Monday, November 17, 2008

Drinking through a crisis

The United States, in the midst of this financial crisis, will not abandon our commitments to people in the developing world; that the HIV/AIDS initiative, known as PEPFAR, will remain strong and vibrant; that our deep desire to significantly reduce malaria deaths in countries on the continent of Africa will not be diminished; that our obligation to help feed the hungry will not stop; that in the midst of all this turmoil and financial crisis, we will meet our obligations. These obligations are in our national security interests and our economic security interests and they in--are in our moral interests. --GWB, 11.15.2008

This is an excerpt from President-defect Bush's address to international dignitaries at the World Financial Summit on Saturday--a gathering (humbly) aimed at fixing the world's current financial crisis. His speech made three main points: 1) we must promote economic growth 2) we must adapt financial industry regulations to 21st century standards and 3) we need to reject protectionism and refrain from erecting trade barriers.

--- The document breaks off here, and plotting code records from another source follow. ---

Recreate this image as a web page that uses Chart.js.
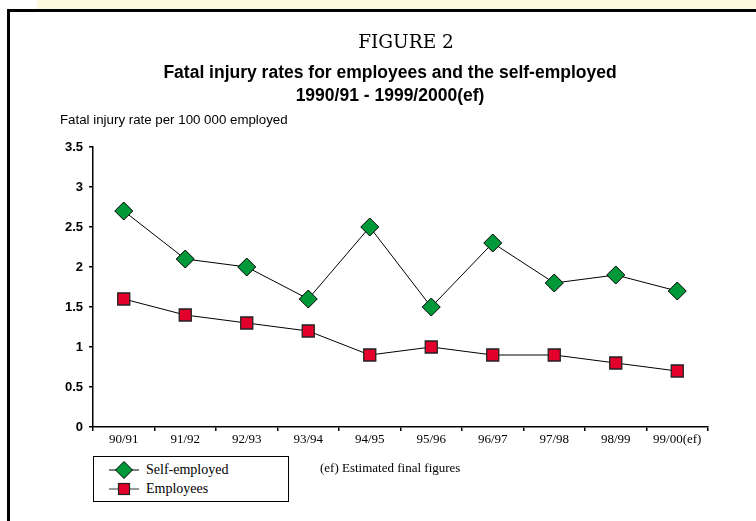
<!DOCTYPE html>
<html><head><meta charset="utf-8">
<script src="https://cdn.jsdelivr.net/npm/chart.js@4/dist/chart.umd.min.js"></script>
<style>
html,body{margin:0;padding:0;background:#fff;}
#page{position:relative;width:756px;height:521px;overflow:hidden;background:#fff;}
#band{position:absolute;left:37px;top:0;width:719px;height:9px;background:#FCF8DE;}
#frameTop{position:absolute;left:7px;top:9px;width:749px;height:3px;background:#000;}
#frameLeft{position:absolute;left:7px;top:9px;width:3px;height:512px;background:#000;}
#chart{position:absolute;left:0;top:0;}
.t{position:absolute;white-space:nowrap;color:#000;}
.c{transform:translateX(-50%);}
#legend{position:absolute;left:93px;top:456px;width:196px;height:46px;border:1px solid #000;box-sizing:border-box;background:#fff;}
.lrow{position:absolute;left:14px;width:170px;height:18px;font-family:"Liberation Serif",serif;font-size:14px;line-height:18px;white-space:nowrap;}
.lrow svg{position:absolute;left:0;top:0;}
.lrow span{position:absolute;left:38px;top:0;white-space:nowrap;}
</style></head>
<body><div id="page">
<div id="band"></div>
<div id="frameTop"></div>
<div id="frameLeft"></div>
<canvas id="chart" width="756" height="521"></canvas>
<div class="t c" id="fig" style="left:406px;top:31px;font-family:'DejaVu Serif',serif;font-size:18.5px;line-height:22px;">FIGURE 2</div>
<div class="t c" style="left:390px;top:62px;font-family:'Liberation Sans',Arial,sans-serif;font-weight:bold;font-size:17.5px;line-height:20px;">Fatal injury rates for employees and the self-employed</div>
<div class="t c" style="left:390px;top:85px;font-family:'Liberation Sans',Arial,sans-serif;font-weight:bold;font-size:17.5px;line-height:20px;">1990/91 - 1999/2000(ef)</div>
<div class="t" style="left:60px;top:112px;font-family:'Liberation Sans',Arial,sans-serif;font-size:13.3px;line-height:16px;">Fatal injury rate per 100 000 employed</div>
<div id="legend">
  <div class="lrow" style="top:4px;"><svg width="36" height="18"><line x1="1" y1="9" x2="31" y2="9" stroke="#000" stroke-width="1"/><polygon points="16,0.5 24.5,9 16,17.5 7.5,9" fill="#00993A" stroke="#000" stroke-width="1"/></svg><span>Self-employed</span></div>
  <div class="lrow" style="top:23px;"><svg width="36" height="18"><line x1="1" y1="9" x2="31" y2="9" stroke="#333" stroke-width="1"/><rect x="10.5" y="3.5" width="11" height="11" fill="#E3002A" stroke="#222" stroke-width="1.2"/></svg><span>Employees</span></div>
</div>
<div class="t" style="left:320px;top:460px;font-family:'Liberation Serif',serif;font-size:13px;line-height:16px;">(ef) Estimated final figures</div>
</div>
<script>
const categories = ['90/91','91/92','92/93','93/94','94/95','95/96','96/97','97/98','98/99','99/00(ef)'];
const selfEmployed = [2.7, 2.1, 2.0, 1.6, 2.5, 1.5, 2.3, 1.8, 1.9, 1.7];
const employees = [1.6, 1.4, 1.3, 1.2, 0.9, 1.0, 0.9, 0.9, 0.8, 0.7];
const yTickValues = [0, 0.5, 1, 1.5, 2, 2.5, 3, 3.5];

new Chart(document.getElementById('chart'), {
  type: 'line',
  data: {
    labels: categories,
    datasets: [
      {
        label: 'Self-employed',
        data: selfEmployed,
        borderColor: '#000',
        borderWidth: 1,
        pointStyle: 'rectRot',
        pointRadius: 9,
        pointBackgroundColor: '#00993A',
        pointBorderColor: '#000',
        pointBorderWidth: 1,
        tension: 0,
        clip: false
      },
      {
        label: 'Employees',
        data: employees,
        borderColor: '#000',
        borderWidth: 1,
        pointStyle: 'rect',
        pointRadius: 8.5,
        pointBackgroundColor: '#E3002A',
        pointBorderColor: '#222',
        pointBorderWidth: 1.3,
        tension: 0,
        clip: false
      }
    ]
  },
  options: {
    responsive: false,
    animation: false,
    devicePixelRatio: 1,
    layout: { padding: { left: 33, top: 147, right: 48, bottom: 64 } },
    plugins: { legend: { display: false }, tooltip: { enabled: false }, title: { display: false } },
    scales: {
      x: {
        type: 'category',
        offset: true,
        afterFit: s => { s.height = 30; },
        border: { display: true, color: '#000', width: 1.5 },
        grid: { display: true, drawOnChartArea: false, drawTicks: true, tickLength: 4, tickColor: '#000', offset: true, lineWidth: 1.5 },
        ticks: { color: '#000', maxRotation: 0, autoSkip: false, padding: 1, font: { family: 'Liberation Serif', size: 13 } }
      },
      y: {
        min: 0,
        max: 3.5,
        afterFit: s => { s.width = 60; },
        afterBuildTicks: s => { s.ticks = yTickValues.map(v => ({ value: v })); },
        border: { display: true, color: '#000', width: 1.5 },
        grid: { display: true, drawOnChartArea: false, drawTicks: true, tickLength: 4, tickColor: '#000', lineWidth: 1.5 },
        ticks: { color: '#000', padding: 6, font: { family: 'Liberation Sans', size: 13, weight: 'bold' }, callback: v => String(v) }
      }
    }
  }
});
</script>
</body></html>
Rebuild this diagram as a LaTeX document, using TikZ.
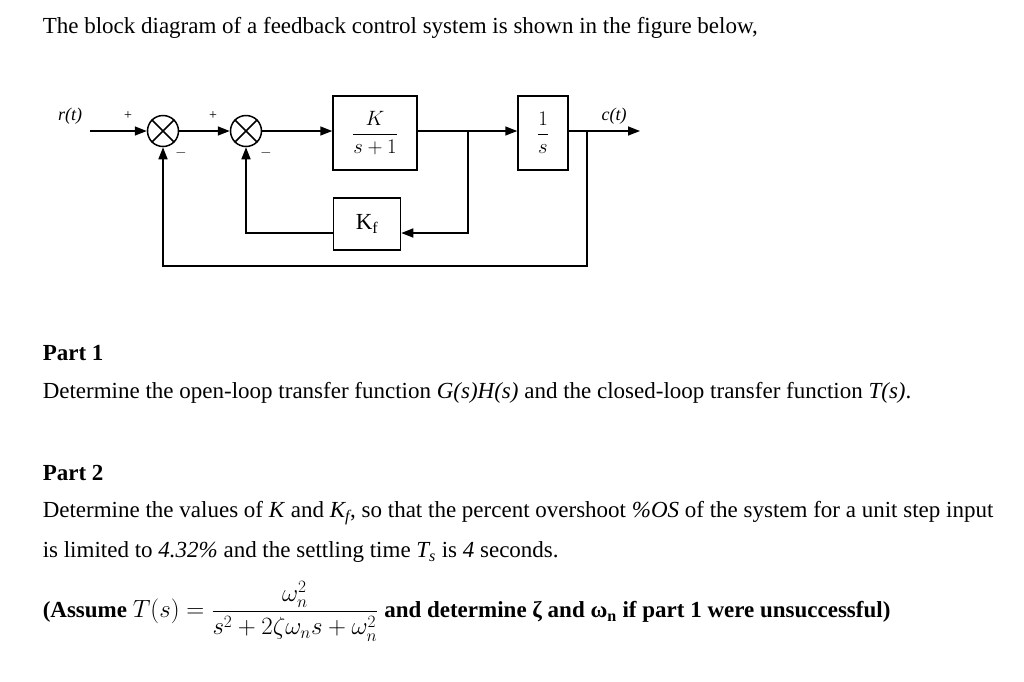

Now, Bush is no James Joyce, but some of these state leaders may have had a difficult time making sense of his speech, considering their menu from the previous night. On Friday evening, these same dignitaries were hosted at a State Dinner with the following menu:
  • fruitwood-smoked quail with quince gastrique
  • quinoa risotto
  • thyme-roasted rack of lamb
  • tomato, fennel and eggplant fondue
  • a salad course of endive, baked brie and walnuts
  • pear torte
I'm not arguing that State Dinners should be 'macaronis au fromage avec le boeuf,' but it's well known that these dinners are paid for by tax dollars (as opposed to personal dinners at the White House, the groceries for which are paid for by the President himself). When you're discussing launching the $700 billion bailout that's asking individual taxpayers with mortgage crises that are increasingly transitioning into food-on-the-table woes, indulging on wine at $500 a bottle seems absolutely immoral. Quail, lamb, fondue and brie... well, that's just rubbing it in.

You can read the rest of Bush's speech here. I, for one, cannot wait for January 20th--the day where I no longer have to listen to a president who sounds, on his best days, like a 6 year old who just fell off the monkey bars, nailed his nuts on the see-saw, and then tries to tell us he did it all on purpose.